Second, the Underground Railroad’s decentralized, community-based activism has inspired generations of human rights activists. The model of ordinary people creating a parallel system to subvert unjust laws resonates in the Civil Rights Movement’s sit-ins, the Sanctuary movement, and modern day human trafficking interventions. It remains a powerful symbol of what scholar Jacqueline Tobin called “the first great civil rights movement in America.”

Third, the preservation of sites and stories remains an ongoing project. The National Park Service’s Network to Freedom program coordinates hundreds of locations across the country, from Harriet Tubman’s birthplace in Maryland to the Milton House in Wisconsin.
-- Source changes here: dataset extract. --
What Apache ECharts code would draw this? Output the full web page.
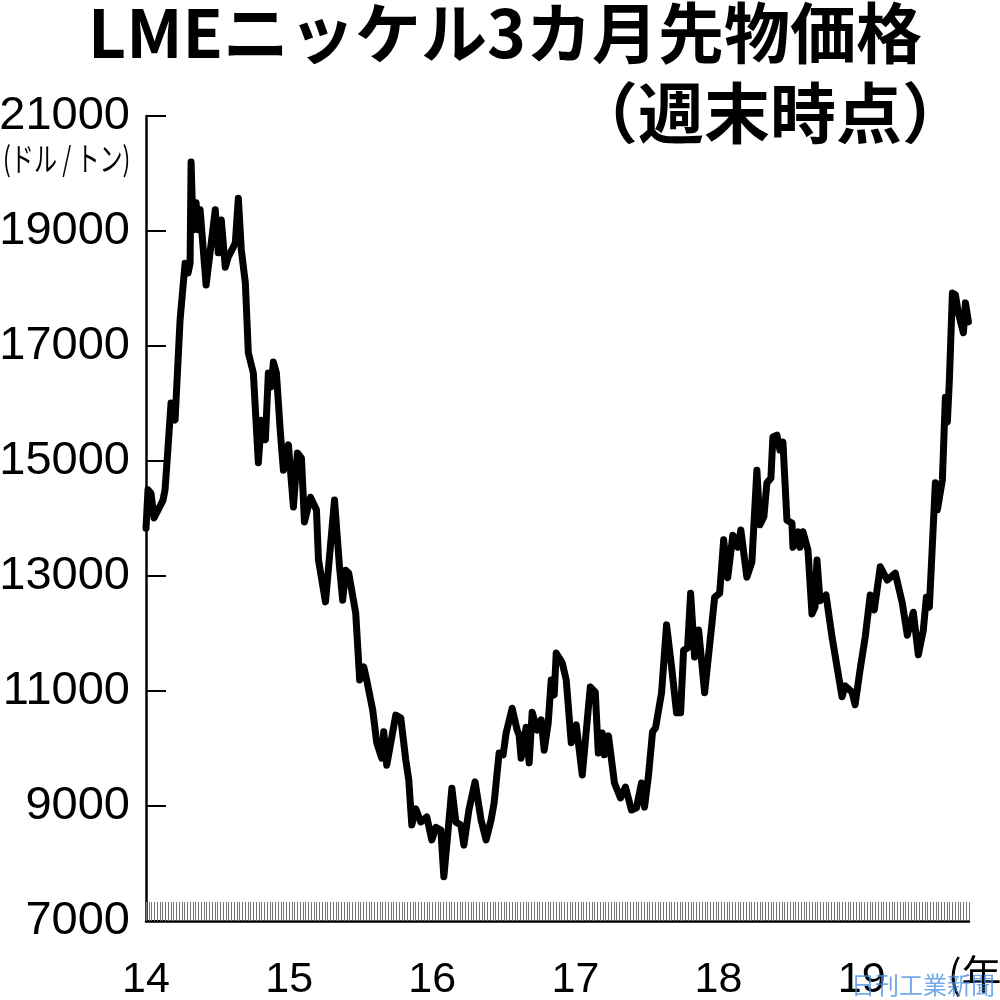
<!DOCTYPE html>
<html>
<head>
<meta charset="utf-8">
<script src="https://cdn.jsdelivr.net/npm/echarts@6/dist/echarts.min.js"></script>
<style>
  html, body { margin: 0; background: #fff; }
  #chart { width: 1000px; height: 1000px; }
</style>
</head>
<body>
<div id="chart"></div>
<script>
// 週末時点（年の小数で表した時点）
const weekYear = [
  2014.000, 2014.014, 2014.035, 2014.056, 2014.091, 2014.119, 2014.133, 2014.154, 2014.175, 2014.203,
  2014.210, 2014.238, 2014.273, 2014.294, 2014.308, 2014.315, 2014.329, 2014.350, 2014.364, 2014.378,
  2014.420, 2014.484, 2014.505, 2014.526, 2014.554, 2014.575, 2014.624, 2014.645, 2014.666, 2014.694,
  2014.715, 2014.750, 2014.785, 2014.806, 2014.834, 2014.855, 2014.876, 2014.890, 2014.911, 2014.939,
  2014.960, 2014.995, 2015.030, 2015.058, 2015.086, 2015.107, 2015.149, 2015.191, 2015.205, 2015.254,
  2015.317, 2015.352, 2015.374, 2015.395, 2015.416, 2015.465, 2015.493, 2015.521, 2015.542, 2015.584,
  2015.612, 2015.647, 2015.661, 2015.682, 2015.745, 2015.780, 2015.815, 2015.836, 2015.857, 2015.885,
  2015.920, 2015.962, 2015.997, 2016.025, 2016.060, 2016.081, 2016.109, 2016.137, 2016.165, 2016.200,
  2016.221, 2016.256, 2016.299, 2016.341, 2016.376, 2016.411, 2016.432, 2016.467, 2016.495, 2016.516,
  2016.558, 2016.593, 2016.607, 2016.621, 2016.656, 2016.677, 2016.698, 2016.733, 2016.761, 2016.782,
  2016.810, 2016.831, 2016.852, 2016.866, 2016.908, 2016.936, 2016.971, 2017.006, 2017.048, 2017.104,
  2017.139, 2017.160, 2017.188, 2017.203, 2017.231, 2017.273, 2017.315, 2017.350, 2017.392, 2017.427,
  2017.462, 2017.483, 2017.511, 2017.539, 2017.560, 2017.602, 2017.637, 2017.672, 2017.707, 2017.735,
  2017.756, 2017.784, 2017.805, 2017.833, 2017.861, 2017.903, 2017.973, 2018.008, 2018.036, 2018.064,
  2018.100, 2018.135, 2018.156, 2018.198, 2018.233, 2018.268, 2018.289, 2018.317, 2018.338, 2018.366,
  2018.380, 2018.408, 2018.429, 2018.450, 2018.478, 2018.513, 2018.520, 2018.555, 2018.569, 2018.590,
  2018.625, 2018.653, 2018.674, 2018.688, 2018.709, 2018.751, 2018.793, 2018.828, 2018.863, 2018.884,
  2018.933, 2018.954, 2018.989, 2019.025, 2019.060, 2019.088, 2019.130, 2019.179, 2019.235, 2019.284,
  2019.319, 2019.361, 2019.396, 2019.431, 2019.452, 2019.473, 2019.515, 2019.529, 2019.564, 2019.585,
  2019.599, 2019.613, 2019.634, 2019.655, 2019.676, 2019.711, 2019.725, 2019.746
]
// ドル/トン
const price = [
  13830, 14500, 14440, 14010, 14180, 14320, 14500, 15240, 16010, 15710,
  16060, 17450, 18440, 18270, 18440, 20200, 19020, 19490, 19020, 19370,
  18060, 19370, 18620, 19190, 18370, 18550, 18790, 19570, 18670, 18100,
  16880, 16530, 14970, 15710, 15370, 16530, 16290, 16720, 16530, 15490,
  14840, 15280, 14200, 15140, 15050, 13940, 14370, 14150, 13280, 12550,
  14320, 13160, 12580, 13100, 13050, 12360, 11190, 11420, 11190, 10670,
  10100, 9830, 10290, 9710, 10580, 10530, 9800, 9450, 8670, 8950,
  8720, 8810, 8410, 8630, 8580, 7770, 8530, 9310, 8720, 8670,
  8320, 8930, 9420, 8760, 8410, 8760, 9050, 9920, 9890, 10270,
  10700, 10320, 10230, 9830, 10370, 9750, 10630, 10320, 10500, 9970,
  10440, 11190, 10930, 11660, 11490, 11190, 10100, 10410, 9540, 11070,
  10980, 9920, 10270, 9890, 10220, 9400, 9140, 9330, 8930, 8970,
  9400, 8980, 9540, 10290, 10360, 10970, 12150, 11420, 10620, 10620,
  11710, 11750, 12700, 11590, 12060, 10970, 12630, 12700, 13630, 12970,
  13710, 13500, 13800, 12980, 13240, 14840, 13890, 14030, 14620, 14700,
  15420, 15450, 15190, 15330, 13970, 13920, 13500, 13770, 13500, 13770,
  13450, 12340, 12460, 13280, 12570, 12670, 11940, 11420, 10900, 11090,
  10980, 10760, 11370, 11940, 12670, 12410, 13160, 12930, 13050, 12530,
  11970, 12370, 11630, 12060, 12630, 12460, 14620, 14150, 14670, 16110,
  15680, 16410, 17920, 17890, 17570, 17230, 17750, 17420
]
const yearLabels = ['14', '15', '16', '17', '18', '19']
const yMin = 7000
const yMax = 21000

const numFont = "'Liberation Sans', Arial, sans-serif"
const jpFont = "'Noto Sans CJK JP', sans-serif"

const chart = echarts.init(document.getElementById('chart'))

const option = {
  animation: false,
  backgroundColor: '#fff',
  grid: { left: 146, right: 31, top: 116, bottom: 79, containLabel: false, outerBoundsMode: 'none' },
  xAxis: {
    type: 'value',
    min: 2014,
    max: 2019.75,
    interval: 0.25,
    splitLine: { show: false },
    axisLine: { show: true, lineStyle: { color: '#000', width: 2.5 } },
    axisTick: { show: true, inside: true, length: 19, lineStyle: { color: '#777', width: 1 } },
    minorTick: { show: true, splitNumber: 13, length: 19, lineStyle: { color: '#777', width: 1 } },
    axisLabel: {
      margin: 38,
      color: '#000',
      fontSize: 43,
      fontFamily: numFont,
      formatter: function (v) {
        const i = Math.round(v - 2014)
        return Math.abs(v - 2014 - i) < 1e-6 ? (yearLabels[i] || '') : ''
      }
    }
  },
  yAxis: {
    type: 'value',
    min: yMin,
    max: yMax,
    interval: 2000,
    splitLine: { show: false },
    axisLine: { show: true, lineStyle: { color: '#000', width: 2.5 } },
    axisTick: { show: true, inside: true, length: 20, lineStyle: { color: '#000', width: 2 } },
    axisLabel: {
      margin: 16,
      color: '#000',
      fontSize: 47,
      fontFamily: numFont,
      formatter: function (v) { return String(v) }
    }
  },
  graphic: [
    {
      type: 'text',
      x: 505, y: 0,
      style: {
        text: 'LMEニッケル3カ月先物価格',
        fill: '#000',
        font: 'bold 66px ' + jpFont,
        textAlign: 'center',
        textVerticalAlign: 'top'
      }
    },
    {
      type: 'text',
      x: 968, y: 80,
      style: {
        text: '（週末時点）',
        fill: '#000',
        font: 'bold 66px ' + jpFont,
        textAlign: 'right',
        textVerticalAlign: 'top'
      }
    },
    {
      type: 'text',
      x: 3, y: 142,
      scaleX: 0.7,
      style: {
        text: '(ドル / トン)',
        fill: '#000',
        font: '33px ' + jpFont,
        textAlign: 'left',
        textVerticalAlign: 'top'
      }
    },
    {
      type: 'text',
      x: 948, y: 954,
      style: {
        text: '(年)',
        fill: '#000',
        font: '40px ' + jpFont,
        textAlign: 'left',
        textVerticalAlign: 'top'
      }
    },
    {
      type: 'text',
      x: 851, y: 973,
      z: 100,
      style: {
        text: '日刊工業新聞',
        fill: 'rgba(70, 140, 225, 0.75)',
        font: '24px ' + jpFont,
        textAlign: 'left',
        textVerticalAlign: 'top'
      }
    }
  ],
  series: [
    {
      type: 'line',
      data: weekYear.map((t, i) => [t, price[i]]),
      showSymbol: false,
      symbol: 'none',
      lineStyle: { color: '#000', width: 7, join: 'round', cap: 'round' },
      emphasis: { disabled: true }
    }
  ]
}

chart.setOption(option)
</script>
</body>
</html>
These sites, along with museums and interpretive centers, ensure that the voices of the escaped and their allies are not lost. They challenge visitors to consider what it means to be free and what one is willing to risk for the freedom of others.

Reconsidering the Myths and Realities

Modern scholarship, however, cautions against an overly romanticized view. The Underground Railroad was never a monolithic, highly efficient machine; it was a patchwork of local efforts, often disconnected, sometimes ineffective, and always dependent on the resourcefulness of the freedom seekers themselves. The role of white abolitionists, while real, has sometimes been overstated, overshadowing the central agency of Black communities. Free African Americans in the North were the true backbone, providing the majority of direct assistance and shelter at far greater personal peril. Furthermore, the number of escapes was minuscule compared to the total enslaved population—likely about 100,000 between 1810 and 1860—meaning that the railroad’s true power lay not in numbers but in its symbolic force.

Historians also emphasize that the spirituals and quilt codes often presented as widespread signaling systems were likely far less systematic than popular culture suggests, though they remain powerful cultural artifacts. The real story is one of improvisation, chance, and human resilience that defies any tidy narrative. It is a history that demands we look beyond the myths to the messy, brave, and often heartbreaking reality of the fight for liberation.

Conclusion

The development of the Underground Railroad networks in the North was a multifaceted, evolving response to the moral crisis of slavery. It depended on the courage of enslaved people who chose to risk everything, the organizational genius of free Black communities, and the uneasy coalition of white allies who put conscience above law. From the Quaker meetinghouses of Pennsylvania to the vigilance committees of Boston and the thriving refugee settlements of Ontario, the railroad stitched together a hidden geography of hope. Its legacy endures not only in the historic sites and archives but in the ongoing struggle for justice—a reminder that ordinary people, acting together, can create extraordinary pathways to freedom.